Image: Amir Feizpour

The Toronto group's setup consisted of a collection of rubidium atoms cooled to just a millionth of a degree above absolute zero. Single photons are fired through this medium, which experiences a phase shift and a small change in its refractive index. This change is observed using a second "probe" beam, and the result is a coupling between the individual photons and the probe beam via the rubidium "atomic vapor." This is accomplished via what's known as electromagnetically induced transparency (EIT), where the degree of interaction between light and some material (rubidium atoms) can be manually tweaked or tuned.

So, is that it? Not really, and, as Steinberg explained, the challenge of an optical quantum computer remains the fundamental problem of light being light. That is, it carries no electrical charge and so it tends to just bounce around without interacting with other light.

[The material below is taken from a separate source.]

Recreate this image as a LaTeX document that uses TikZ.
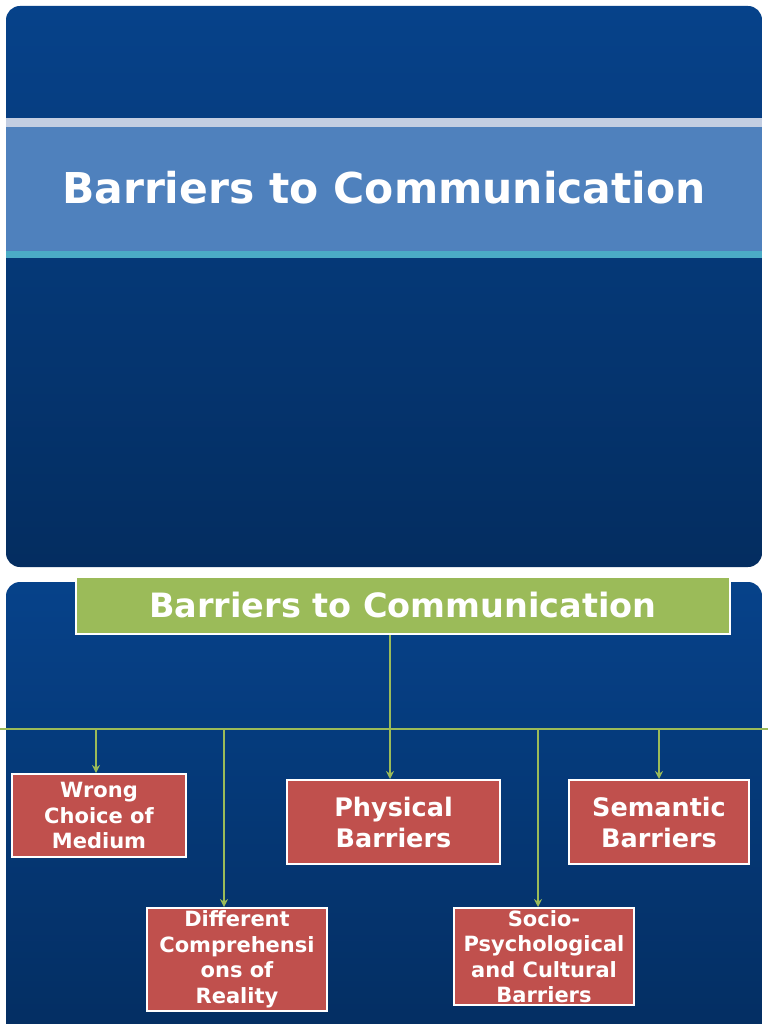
\documentclass[tikz,border=0pt]{standalone}
\usepackage{fontspec}
\setmainfont{DejaVu Sans}
\usetikzlibrary{arrows.meta}
\definecolor{topblue}{HTML}{06428A}
\definecolor{botblue}{HTML}{042D60}
\definecolor{band}{HTML}{4F81BD}
\definecolor{bandtop}{HTML}{C3CEE2}
\definecolor{cyanl}{HTML}{4BACC6}
\definecolor{grn}{HTML}{9BBB59}
\definecolor{redb}{HTML}{C0504D}
\tikzset{
 panel/.style={rounded corners=14pt,top color=topblue,bottom color=botblue,draw=none},
 redbox/.style={draw=white,line width=2pt,fill=redb,text=white,font=\bfseries\fontsize{21}{25.5}\selectfont,align=center,inner sep=0pt},
 bigred/.style={redbox,font=\bfseries\fontsize{25.5}{31}\selectfont},
 conn/.style={draw=grn,line width=2.5pt,-{Stealth[length=8pt,width=8pt]}},
 line/.style={draw=grn,line width=2.5pt}
}
\begin{document}
\begin{tikzpicture}[x=1pt,y=-1pt]
\useasboundingbox (0,0) rectangle (768,1024);
\fill[white] (0,0) rectangle (768,1024);
\path[panel] (6,6) rectangle (762,567);
\fill[bandtop] (6,118) rectangle (762,127);
\fill[band] (6,127) rectangle (762,251);
\fill[cyanl] (6,251) rectangle (762,258);
\node[text=white,font=\bfseries\fontsize{42.5}{48}\selectfont] (t1) at (384,188) {Barriers to Communication};
\begin{scope}
\clip (0,0) rectangle (768,1024);
\path[panel] (6,582) rectangle (762,1060);
\end{scope}
\node[draw=white,line width=2pt,fill=grn,text=white,font=\bfseries\fontsize{33.5}{38}\selectfont,minimum width=654pt,minimum height=57pt,inner sep=0pt] (t2) at (403,605.5) {Barriers to Communication};
\coordinate (hl) at (0,729);
\coordinate (hr) at (768,729);
\coordinate (j) at (390,729);
\draw[line] (hl) -- (hr);
\node[redbox,minimum width=174pt,minimum height=83pt] (b1) at (99,815.5) {Wrong\\Choice of\\Medium};
\node[redbox,minimum width=180pt,minimum height=103pt] (b2) at (237,959.5) {Different\\Comprehensi\\ons of\\Reality};
\node[bigred,minimum width=213pt,minimum height=84pt] (b3) at (393.5,822) {Physical\\Barriers};
\node[redbox,minimum width=180pt,minimum height=97pt] (b4) at (544,956.5) {Socio-\\Psychological\\and Cultural\\Barriers};
\node[bigred,minimum width=180pt,minimum height=84pt] (b5) at (659,822) {Semantic\\Barriers};
\draw[line] (t2.south -| j) -- (j);
\draw[conn] (96,729) -- (b1.north -| 96,0);
\draw[conn] (224,729) -- (b2.north -| 224,0);
\draw[conn] (j) -- (b3.north -| j);
\draw[conn] (538,729) -- (b4.north -| 538,0);
\draw[conn] (659,729) -- (b5.north);
\end{tikzpicture}
\end{document}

This isn't so much a problem with electrons, where a logic gate can be easily manipulated via charge-based interactions.

"Developing the right media—perhaps using nanostructured fibres, or special high-reflectivity optical cavities, or just atoms in 'EIT' states such as we've used or the 'Rydberg' states people are beginning to study now—has been the big challenge," Steinberg said. "This is why no one knows yet what a full-scale quantum computer will look like when we finally have them."